* [Stored data]
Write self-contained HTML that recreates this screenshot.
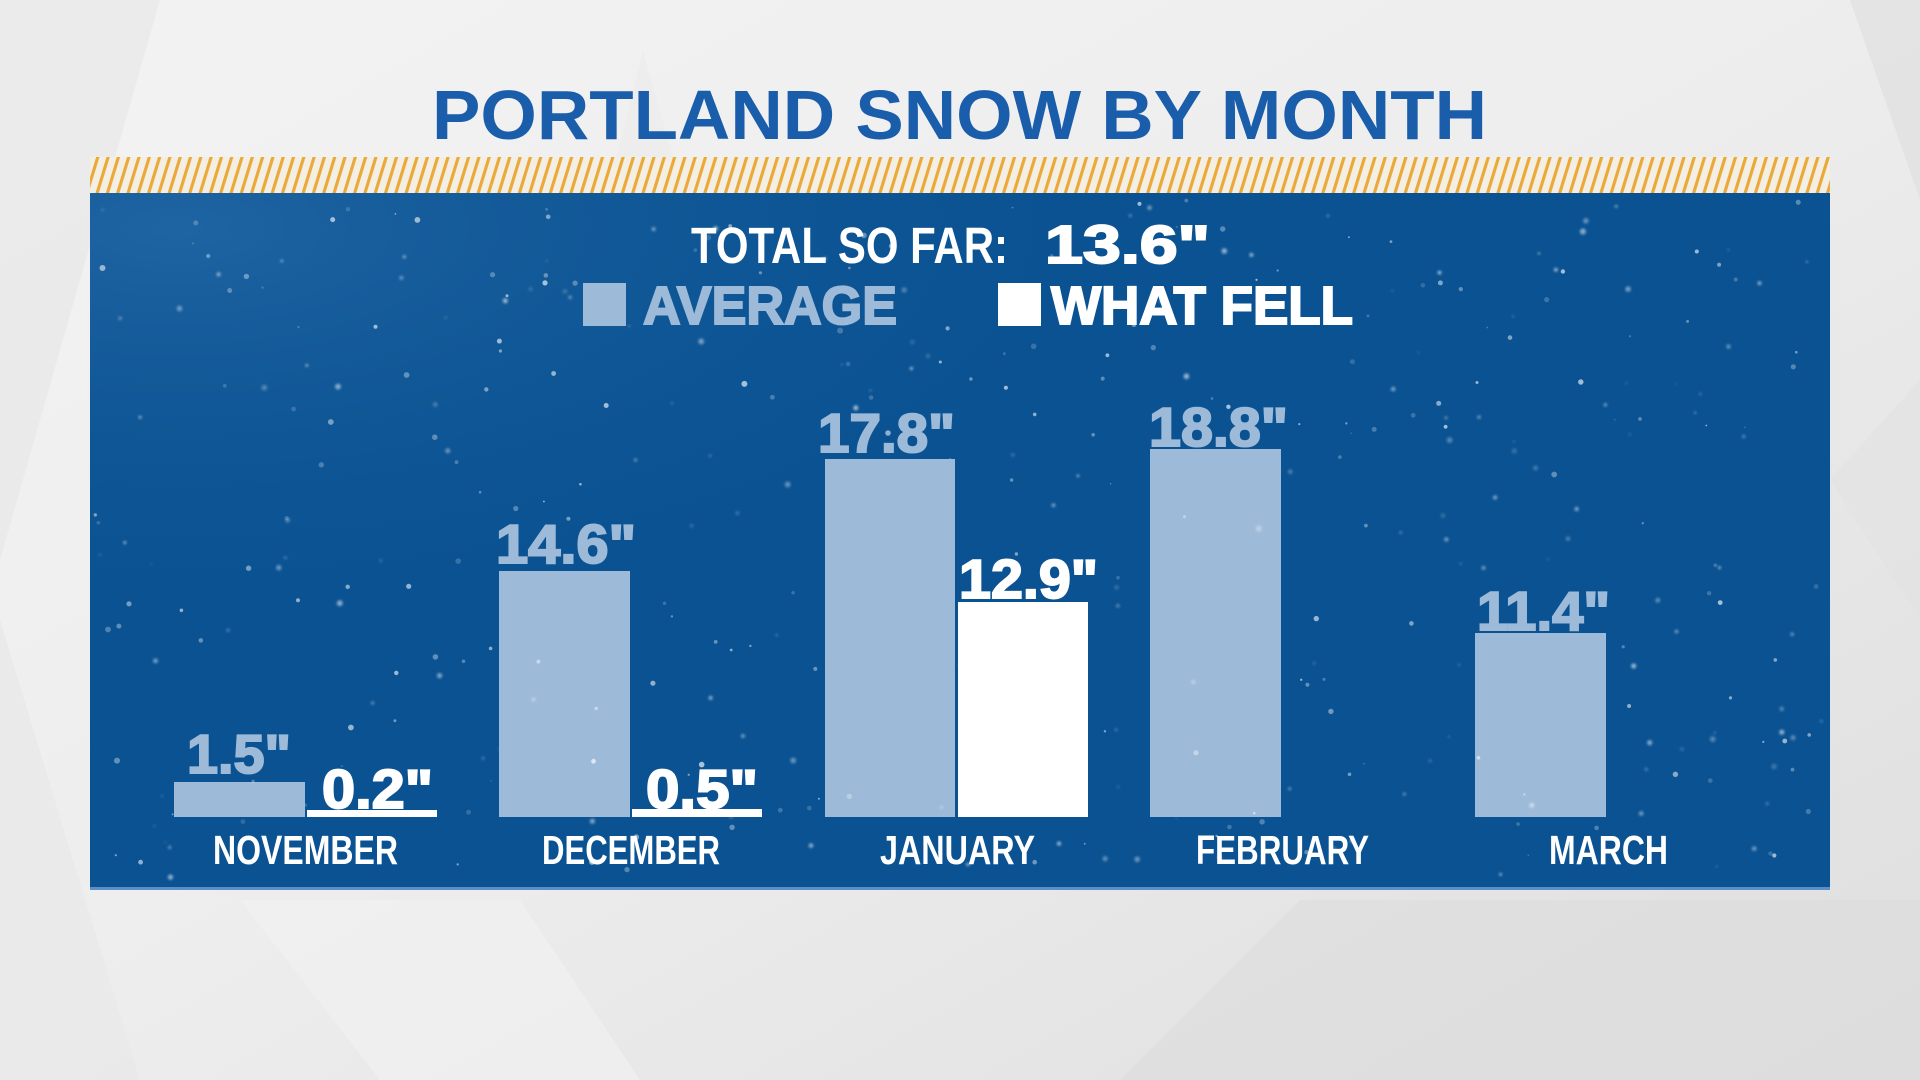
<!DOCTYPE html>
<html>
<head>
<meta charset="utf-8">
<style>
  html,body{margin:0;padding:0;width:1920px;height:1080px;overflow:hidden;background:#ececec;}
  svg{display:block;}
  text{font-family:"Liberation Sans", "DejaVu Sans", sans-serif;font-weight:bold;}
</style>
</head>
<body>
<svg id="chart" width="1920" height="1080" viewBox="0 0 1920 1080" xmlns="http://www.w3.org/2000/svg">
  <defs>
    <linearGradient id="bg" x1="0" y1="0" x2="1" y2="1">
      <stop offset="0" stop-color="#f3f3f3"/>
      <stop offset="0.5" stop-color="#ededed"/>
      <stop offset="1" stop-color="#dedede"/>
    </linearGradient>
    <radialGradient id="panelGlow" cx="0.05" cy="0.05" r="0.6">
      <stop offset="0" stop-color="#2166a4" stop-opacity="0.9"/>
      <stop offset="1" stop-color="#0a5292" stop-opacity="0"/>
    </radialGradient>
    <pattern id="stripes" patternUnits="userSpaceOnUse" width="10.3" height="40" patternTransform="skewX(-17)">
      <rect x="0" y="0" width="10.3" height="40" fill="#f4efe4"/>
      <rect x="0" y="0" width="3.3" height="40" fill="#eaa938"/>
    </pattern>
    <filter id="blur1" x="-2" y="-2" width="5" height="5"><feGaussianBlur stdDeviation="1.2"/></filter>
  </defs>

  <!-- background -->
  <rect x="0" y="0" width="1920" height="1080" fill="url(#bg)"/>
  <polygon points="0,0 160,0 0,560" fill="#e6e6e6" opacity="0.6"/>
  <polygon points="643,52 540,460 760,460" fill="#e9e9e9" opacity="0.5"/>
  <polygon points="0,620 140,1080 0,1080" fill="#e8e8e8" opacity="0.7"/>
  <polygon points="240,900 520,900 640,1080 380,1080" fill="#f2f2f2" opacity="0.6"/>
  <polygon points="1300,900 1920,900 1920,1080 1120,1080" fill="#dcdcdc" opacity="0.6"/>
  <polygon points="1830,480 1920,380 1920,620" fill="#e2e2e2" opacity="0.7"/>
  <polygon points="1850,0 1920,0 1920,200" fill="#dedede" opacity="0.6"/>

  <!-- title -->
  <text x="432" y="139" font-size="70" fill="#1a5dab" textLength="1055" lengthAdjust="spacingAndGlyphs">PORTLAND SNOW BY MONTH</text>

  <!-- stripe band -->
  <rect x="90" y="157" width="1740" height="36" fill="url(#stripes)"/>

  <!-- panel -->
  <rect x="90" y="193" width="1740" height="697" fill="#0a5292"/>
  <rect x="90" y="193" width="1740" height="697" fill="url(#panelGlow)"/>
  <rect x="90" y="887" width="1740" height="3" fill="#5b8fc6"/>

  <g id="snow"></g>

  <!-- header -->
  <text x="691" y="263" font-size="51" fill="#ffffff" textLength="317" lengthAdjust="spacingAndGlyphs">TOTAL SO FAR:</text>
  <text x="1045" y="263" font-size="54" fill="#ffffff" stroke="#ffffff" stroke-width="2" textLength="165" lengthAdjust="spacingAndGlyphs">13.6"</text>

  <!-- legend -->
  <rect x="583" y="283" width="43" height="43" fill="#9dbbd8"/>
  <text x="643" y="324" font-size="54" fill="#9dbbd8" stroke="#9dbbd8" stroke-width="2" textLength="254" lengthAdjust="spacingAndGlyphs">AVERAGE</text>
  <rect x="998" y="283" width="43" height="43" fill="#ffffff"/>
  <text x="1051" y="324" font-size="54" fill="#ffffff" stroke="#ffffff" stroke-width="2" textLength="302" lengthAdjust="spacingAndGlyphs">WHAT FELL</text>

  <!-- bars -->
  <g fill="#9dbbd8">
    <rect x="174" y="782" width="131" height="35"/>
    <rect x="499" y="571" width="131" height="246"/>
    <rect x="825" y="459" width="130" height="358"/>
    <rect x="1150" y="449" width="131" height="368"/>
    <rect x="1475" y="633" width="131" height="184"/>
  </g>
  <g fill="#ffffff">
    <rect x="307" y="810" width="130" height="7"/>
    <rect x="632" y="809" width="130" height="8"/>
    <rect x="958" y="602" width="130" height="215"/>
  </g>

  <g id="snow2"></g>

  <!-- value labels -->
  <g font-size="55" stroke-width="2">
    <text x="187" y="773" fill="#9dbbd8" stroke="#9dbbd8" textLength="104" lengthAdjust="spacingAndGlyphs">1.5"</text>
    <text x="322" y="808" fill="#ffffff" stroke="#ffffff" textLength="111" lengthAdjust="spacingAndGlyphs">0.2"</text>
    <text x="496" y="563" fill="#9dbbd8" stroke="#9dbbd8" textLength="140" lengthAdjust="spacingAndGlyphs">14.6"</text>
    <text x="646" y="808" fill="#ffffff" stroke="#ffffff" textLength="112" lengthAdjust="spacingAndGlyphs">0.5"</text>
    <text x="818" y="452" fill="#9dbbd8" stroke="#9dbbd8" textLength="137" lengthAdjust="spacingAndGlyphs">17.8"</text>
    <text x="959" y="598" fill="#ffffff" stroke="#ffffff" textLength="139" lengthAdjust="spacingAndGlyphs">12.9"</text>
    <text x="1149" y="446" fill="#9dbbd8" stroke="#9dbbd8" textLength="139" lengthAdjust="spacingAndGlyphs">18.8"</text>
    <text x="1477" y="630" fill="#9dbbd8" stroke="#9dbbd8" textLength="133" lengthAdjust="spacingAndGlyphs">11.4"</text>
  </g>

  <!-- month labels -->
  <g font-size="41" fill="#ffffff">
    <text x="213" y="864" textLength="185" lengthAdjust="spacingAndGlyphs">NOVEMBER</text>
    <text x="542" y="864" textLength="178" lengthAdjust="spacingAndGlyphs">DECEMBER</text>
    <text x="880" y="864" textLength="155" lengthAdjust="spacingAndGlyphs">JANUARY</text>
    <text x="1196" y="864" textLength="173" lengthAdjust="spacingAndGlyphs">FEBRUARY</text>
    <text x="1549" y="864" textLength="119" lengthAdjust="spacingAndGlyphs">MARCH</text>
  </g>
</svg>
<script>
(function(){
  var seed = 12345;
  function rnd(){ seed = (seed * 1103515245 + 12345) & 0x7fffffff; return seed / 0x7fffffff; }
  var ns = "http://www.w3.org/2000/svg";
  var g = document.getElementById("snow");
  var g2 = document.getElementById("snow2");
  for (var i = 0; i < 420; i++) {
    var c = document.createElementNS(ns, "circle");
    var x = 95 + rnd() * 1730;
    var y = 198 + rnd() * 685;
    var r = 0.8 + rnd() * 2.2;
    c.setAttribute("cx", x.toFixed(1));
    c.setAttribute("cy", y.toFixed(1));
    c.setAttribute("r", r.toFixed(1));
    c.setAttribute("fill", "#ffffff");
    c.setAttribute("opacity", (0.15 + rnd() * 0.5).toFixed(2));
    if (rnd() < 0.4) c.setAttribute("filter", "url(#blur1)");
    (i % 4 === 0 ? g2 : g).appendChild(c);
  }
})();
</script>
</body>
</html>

* [What to do]
Write out every line above exactly as it is, leaving out the pictures.

* [The response]
Write self-contained HTML that recreates this screenshot.
<!DOCTYPE html>
<html>
<head>
<meta charset="utf-8">
<style>
  html,body{margin:0;padding:0;width:1920px;height:1080px;overflow:hidden;background:#ececec;}
  svg{display:block;}
  text{font-family:"Liberation Sans", "DejaVu Sans", sans-serif;font-weight:bold;}
</style>
</head>
<body>
<svg id="chart" width="1920" height="1080" viewBox="0 0 1920 1080" xmlns="http://www.w3.org/2000/svg">
  <defs>
    <linearGradient id="bg" x1="0" y1="0" x2="1" y2="1">
      <stop offset="0" stop-color="#f3f3f3"/>
      <stop offset="0.5" stop-color="#ededed"/>
      <stop offset="1" stop-color="#dedede"/>
    </linearGradient>
    <radialGradient id="panelGlow" cx="0.05" cy="0.05" r="0.6">
      <stop offset="0" stop-color="#2166a4" stop-opacity="0.9"/>
      <stop offset="1" stop-color="#0a5292" stop-opacity="0"/>
    </radialGradient>
    <pattern id="stripes" patternUnits="userSpaceOnUse" width="10.3" height="40" patternTransform="skewX(-17)">
      <rect x="0" y="0" width="10.3" height="40" fill="#f4efe4"/>
      <rect x="0" y="0" width="3.3" height="40" fill="#eaa938"/>
    </pattern>
    <filter id="blur1" x="-2" y="-2" width="5" height="5"><feGaussianBlur stdDeviation="1.2"/></filter>
  </defs>

  <!-- background -->
  <rect x="0" y="0" width="1920" height="1080" fill="url(#bg)"/>
  <polygon points="0,0 160,0 0,560" fill="#e6e6e6" opacity="0.6"/>
  <polygon points="643,52 540,460 760,460" fill="#e9e9e9" opacity="0.5"/>
  <polygon points="0,620 140,1080 0,1080" fill="#e8e8e8" opacity="0.7"/>
  <polygon points="240,900 520,900 640,1080 380,1080" fill="#f2f2f2" opacity="0.6"/>
  <polygon points="1300,900 1920,900 1920,1080 1120,1080" fill="#dcdcdc" opacity="0.6"/>
  <polygon points="1830,480 1920,380 1920,620" fill="#e2e2e2" opacity="0.7"/>
  <polygon points="1850,0 1920,0 1920,200" fill="#dedede" opacity="0.6"/>

  <!-- title -->
  <text x="432" y="139" font-size="70" fill="#1a5dab" textLength="1055" lengthAdjust="spacingAndGlyphs">PORTLAND SNOW BY MONTH</text>

  <!-- stripe band -->
  <rect x="90" y="157" width="1740" height="36" fill="url(#stripes)"/>

  <!-- panel -->
  <rect x="90" y="193" width="1740" height="697" fill="#0a5292"/>
  <rect x="90" y="193" width="1740" height="697" fill="url(#panelGlow)"/>
  <rect x="90" y="887" width="1740" height="3" fill="#5b8fc6"/>

  <g id="snow"></g>

  <!-- header -->
  <text x="691" y="263" font-size="51" fill="#ffffff" textLength="317" lengthAdjust="spacingAndGlyphs">TOTAL SO FAR:</text>
  <text x="1045" y="263" font-size="54" fill="#ffffff" stroke="#ffffff" stroke-width="2" textLength="165" lengthAdjust="spacingAndGlyphs">13.6"</text>

  <!-- legend -->
  <rect x="583" y="283" width="43" height="43" fill="#9dbbd8"/>
  <text x="643" y="324" font-size="54" fill="#9dbbd8" stroke="#9dbbd8" stroke-width="2" textLength="254" lengthAdjust="spacingAndGlyphs">AVERAGE</text>
  <rect x="998" y="283" width="43" height="43" fill="#ffffff"/>
  <text x="1051" y="324" font-size="54" fill="#ffffff" stroke="#ffffff" stroke-width="2" textLength="302" lengthAdjust="spacingAndGlyphs">WHAT FELL</text>

  <!-- bars -->
  <g fill="#9dbbd8">
    <rect x="174" y="782" width="131" height="35"/>
    <rect x="499" y="571" width="131" height="246"/>
    <rect x="825" y="459" width="130" height="358"/>
    <rect x="1150" y="449" width="131" height="368"/>
    <rect x="1475" y="633" width="131" height="184"/>
  </g>
  <g fill="#ffffff">
    <rect x="307" y="810" width="130" height="7"/>
    <rect x="632" y="809" width="130" height="8"/>
    <rect x="958" y="602" width="130" height="215"/>
  </g>

  <g id="snow2"></g>

  <!-- value labels -->
  <g font-size="55" stroke-width="2">
    <text x="187" y="773" fill="#9dbbd8" stroke="#9dbbd8" textLength="104" lengthAdjust="spacingAndGlyphs">1.5"</text>
    <text x="322" y="808" fill="#ffffff" stroke="#ffffff" textLength="111" lengthAdjust="spacingAndGlyphs">0.2"</text>
    <text x="496" y="563" fill="#9dbbd8" stroke="#9dbbd8" textLength="140" lengthAdjust="spacingAndGlyphs">14.6"</text>
    <text x="646" y="808" fill="#ffffff" stroke="#ffffff" textLength="112" lengthAdjust="spacingAndGlyphs">0.5"</text>
    <text x="818" y="452" fill="#9dbbd8" stroke="#9dbbd8" textLength="137" lengthAdjust="spacingAndGlyphs">17.8"</text>
    <text x="959" y="598" fill="#ffffff" stroke="#ffffff" textLength="139" lengthAdjust="spacingAndGlyphs">12.9"</text>
    <text x="1149" y="446" fill="#9dbbd8" stroke="#9dbbd8" textLength="139" lengthAdjust="spacingAndGlyphs">18.8"</text>
    <text x="1477" y="630" fill="#9dbbd8" stroke="#9dbbd8" textLength="133" lengthAdjust="spacingAndGlyphs">11.4"</text>
  </g>

  <!-- month labels -->
  <g font-size="41" fill="#ffffff">
    <text x="213" y="864" textLength="185" lengthAdjust="spacingAndGlyphs">NOVEMBER</text>
    <text x="542" y="864" textLength="178" lengthAdjust="spacingAndGlyphs">DECEMBER</text>
    <text x="880" y="864" textLength="155" lengthAdjust="spacingAndGlyphs">JANUARY</text>
    <text x="1196" y="864" textLength="173" lengthAdjust="spacingAndGlyphs">FEBRUARY</text>
    <text x="1549" y="864" textLength="119" lengthAdjust="spacingAndGlyphs">MARCH</text>
  </g>
</svg>
<script>
(function(){
  var seed = 12345;
  function rnd(){ seed = (seed * 1103515245 + 12345) & 0x7fffffff; return seed / 0x7fffffff; }
  var ns = "http://www.w3.org/2000/svg";
  var g = document.getElementById("snow");
  var g2 = document.getElementById("snow2");
  for (var i = 0; i < 420; i++) {
    var c = document.createElementNS(ns, "circle");
    var x = 95 + rnd() * 1730;
    var y = 198 + rnd() * 685;
    var r = 0.8 + rnd() * 2.2;
    c.setAttribute("cx", x.toFixed(1));
    c.setAttribute("cy", y.toFixed(1));
    c.setAttribute("r", r.toFixed(1));
    c.setAttribute("fill", "#ffffff");
    c.setAttribute("opacity", (0.15 + rnd() * 0.5).toFixed(2));
    if (rnd() < 0.4) c.setAttribute("filter", "url(#blur1)");
    (i % 4 === 0 ? g2 : g).appendChild(c);
  }
})();
</script>
</body>
</html>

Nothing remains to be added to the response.